Table of Contents
International fiscal policy coordination is a crucial aspect of managing the global economy. It involves countries working together to align their fiscal policies to promote economic stability, growth, and prevent financial crises. The European Union (EU) provides a compelling example of how regional cooperation can enhance fiscal discipline and policy effectiveness.
The European Union’s Approach to Fiscal Coordination
The EU has developed a framework for fiscal policy coordination among its member states. This framework aims to ensure fiscal responsibility while allowing countries the flexibility to pursue their economic objectives. Key elements include the Stability and Growth Pact (SGP), which sets deficit and debt limits, and the European Semester, a yearly cycle of economic policy coordination.
Lessons Learned from the EU Model
- Importance of Binding Rules: The EU’s fiscal rules demonstrate the need for clear, enforceable commitments to maintain fiscal discipline.
- Monitoring and Transparency: Regular assessment through the European Semester helps identify risks early and promotes accountability.
- Flexibility and Discretion: While rules are important, allowing some flexibility helps countries respond to unique economic circumstances.
- Political Commitment: Successful coordination requires strong political will and consensus among member states.
Challenges in International Fiscal Coordination
Despite the EU’s efforts, international fiscal coordination faces several challenges.

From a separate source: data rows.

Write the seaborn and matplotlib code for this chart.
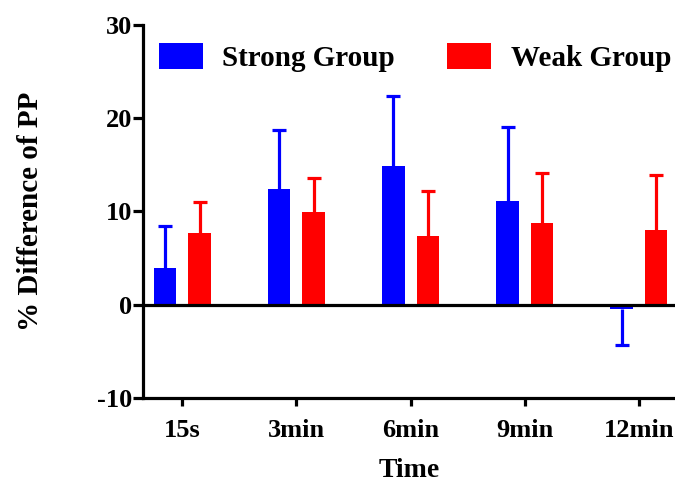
import matplotlib
matplotlib.use("Agg")
import matplotlib.pyplot as plt
import seaborn as sns
import pandas as pd

# ---- data ----
times = ["15s", "3min", "6min", "9min", "12min"]
groups = ["Strong Group", "Weak Group"]
strong_mean = [3.9, 12.4, 14.9, 11.1, -0.5]
strong_sd = [4.55, 6.3, 7.5, 8.0, 3.8]
weak_mean = [7.7, 9.95, 7.35, 8.8, 8.05]
weak_sd = [3.3, 3.65, 4.85, 5.3, 5.8]
colors = ["#0000FF", "#FF0000"]
yticks = [-10, 0, 10, 20, 30]

df = pd.DataFrame({
    "Time": times * 2,
    "Group": [groups[0]] * len(times) + [groups[1]] * len(times),
    "value": strong_mean + weak_mean,
})
means = {groups[0]: strong_mean, groups[1]: weak_mean}
sds = {groups[0]: strong_sd, groups[1]: weak_sd}

sns.set_style("ticks")
plt.rcParams["font.family"] = ["Liberation Serif", "DejaVu Serif"]
plt.rcParams["font.weight"] = "bold"
plt.rcParams["text.color"] = "black"
plt.rcParams["axes.labelcolor"] = "black"
plt.rcParams["xtick.color"] = "black"
plt.rcParams["ytick.color"] = "black"
plt.rcParams["axes.unicode_minus"] = False

fig = plt.figure(figsize=(6.75, 4.87), dpi=100)
ax = fig.add_axes([0.2119, 0.1834, 0.7881, 0.7653])

sns.barplot(data=df, x="Time", y="value", hue="Group", order=times,
            hue_order=groups, palette=colors, width=0.6, gap=0.35,
            saturation=1, errorbar=None, linewidth=0, ax=ax)

lw = 2.3
for cont, g, c in zip(ax.containers, groups, colors):
    for bar, val, sd in zip(cont, means[g], sds[g]):
        x = bar.get_x() + bar.get_width() / 2
        end = val + sd if val >= 0 else val - sd
        ax.plot([x, x], [val, end], color=c, lw=lw, zorder=1,
                solid_capstyle="butt")
        ax.plot([x], [end], marker="_", markersize=10, mew=lw, color=c,
                zorder=1)

ax.axhline(0, color="black", lw=lw, zorder=5)

ax.set_ylim(-10, 30)
ax.set_yticks(yticks)
ax.set_xlim(-0.345, 4.318)

for s in ["top", "right"]:
    ax.spines[s].set_visible(False)
for s in ["left", "bottom"]:
    ax.spines[s].set_linewidth(lw)
    ax.spines[s].set_color("black")

ax.tick_params(axis="y", length=7, width=lw, pad=1, labelsize=19, colors="black")
ax.tick_params(axis="x", length=6, width=lw, pad=9, labelsize=19, colors="black")
for lab in ax.get_xticklabels() + ax.get_yticklabels():
    lab.set_fontweight("bold")

ax.set_xlabel("Time", fontsize=20, fontweight="bold", labelpad=12)
ax.set_ylabel("% Difference of PP", fontsize=21, fontweight="bold", labelpad=38)

leg = ax.legend(loc="center left", bbox_to_anchor=(0.03, 0.914), ncol=2,
                frameon=False, fontsize=21, handlelength=1.5, handleheight=1.0,
                handletextpad=0.67, columnspacing=1.8, borderpad=0,
                borderaxespad=0)
for t in leg.get_texts():
    t.set_fontweight("bold")
    t.set_color("black")

fig.savefig("out.png", dpi=100)
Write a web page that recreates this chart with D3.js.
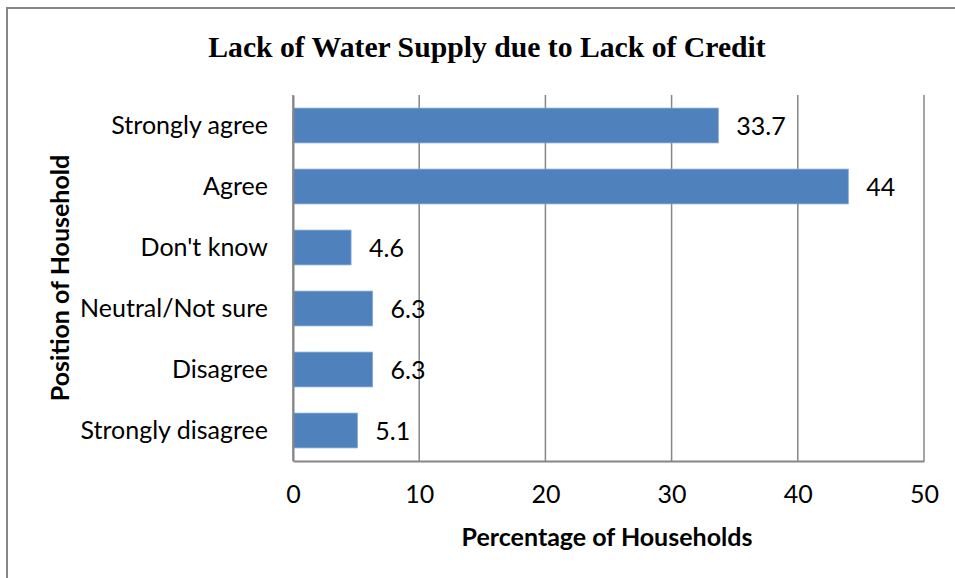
<!DOCTYPE html>
<html><head><meta charset="utf-8">
<script src="https://cdn.jsdelivr.net/npm/d3@7"></script>
<style>
html,body{margin:0;padding:0;background:#fff;}
svg{display:block;}
</style></head>
<body>
<svg id="chart" width="955" height="578"></svg>
<script>
const title = "Lack of Water Supply due to Lack of Credit";
const categories = ["Strongly agree","Agree","Don't know","Neutral/Not sure","Disagree","Strongly disagree"];
const values = [33.7, 44, 4.6, 6.3, 6.3, 5.1];
const valueLabels = ["33.7","44","4.6","6.3","6.3","5.1"];
const xTicks = [0,10,20,30,40,50];
const xTitle = "Percentage of Households";
const yTitle = "Position of Household";

const svg = d3.select("#chart");
const W = 955, H = 578;
const m = {left:293, right:31, top:95, bottom:117};
const pw = W - m.left - m.right, ph = H - m.top - m.bottom;
const sans = "Lato, 'Open Sans', sans-serif";
const fs = 25;

// outer chart border
svg.append("rect").attr("x",7).attr("y",8).attr("width",W).attr("height",H)
  .attr("fill","#fff").attr("stroke","#868686").attr("stroke-width",2);

svg.append("text").attr("x",487).attr("y",57).attr("text-anchor","middle")
  .attr("font-family","'Liberation Serif','Times New Roman',serif").attr("font-weight","bold")
  .attr("font-size",29.7).attr("fill","#000").text(title);

const x = d3.scaleLinear().domain([0,50]).range([0,pw]);
const y = d3.scaleBand().domain(categories).range([0,ph]).paddingInner(0.43).paddingOuter(0.215);

const g = svg.append("g").attr("transform",`translate(${m.left},${m.top})`);

// gridlines
g.append("g").selectAll("line").data(xTicks).join("line")
  .attr("x1",d=>x(d)).attr("x2",d=>x(d)).attr("y1",0).attr("y2",ph)
  .attr("stroke","#868686").attr("stroke-width",1.5);

// bars
g.append("g").selectAll("rect").data(values).join("rect")
  .attr("x",0).attr("y",(d,i)=>y(categories[i]))
  .attr("width",d=>x(d)).attr("height",y.bandwidth())
  .attr("fill","#4F81BD").attr("stroke","#7FA3D2").attr("stroke-width",0.8);

// x axis
const xAxis = g.append("g").attr("transform",`translate(0,${ph})`)
  .call(d3.axisBottom(x).tickValues(xTicks).tickSize(0).tickPadding(24).tickFormat(d3.format("d")));
xAxis.select(".domain").attr("stroke","#868686").attr("stroke-width",2);
xAxis.selectAll("text").attr("font-family",sans).attr("font-size",fs).attr("fill","#000");

// y axis
const yAxis = g.append("g")
  .call(d3.axisLeft(y).tickSize(0).tickPadding(25));
yAxis.select(".domain").attr("stroke","#868686").attr("stroke-width",2);
yAxis.selectAll("text").attr("font-family",sans).attr("font-size",fs).attr("fill","#000");

// value labels
g.append("g").selectAll("text").data(values).join("text")
  .attr("x",d=>x(d)+18).attr("y",(d,i)=>y(categories[i])+y.bandwidth()/2)
  .attr("dy","0.36em").attr("font-family",sans).attr("font-size",fs).attr("fill","#000")
  .text((d,i)=>valueLabels[i]);

// axis titles
svg.append("text").attr("x",607).attr("y",546).attr("text-anchor","middle")
  .attr("font-family",sans).attr("font-weight","bold").attr("font-size",fs).attr("fill","#000").text(xTitle);
svg.append("text").attr("transform","translate(69,278) rotate(-90)").attr("text-anchor","middle")
  .attr("font-family",sans).attr("font-weight","bold").attr("font-size",fs).attr("fill","#000").text(yTitle);
</script>
</body></html>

These include differing economic priorities, political disagreements, and the risk of moral hazard where countries might rely too heavily on collective support. Additionally, the diversity of economic conditions across countries complicates the implementation of unified policies.
Implications for Global Economic Governance
The EU’s experience offers valuable lessons for broader international cooperation. Establishing common frameworks, fostering trust, and ensuring compliance are essential for effective global fiscal governance. As the world becomes more interconnected, strengthening international institutions to facilitate fiscal coordination becomes increasingly important.
Conclusion
The European Union’s model of fiscal policy coordination highlights the benefits and complexities of regional cooperation. While challenges remain, the EU’s experience underscores the importance of rules, transparency, flexibility, and political commitment in achieving effective international fiscal coordination. These lessons can inform global efforts to create a more stable and resilient economic system.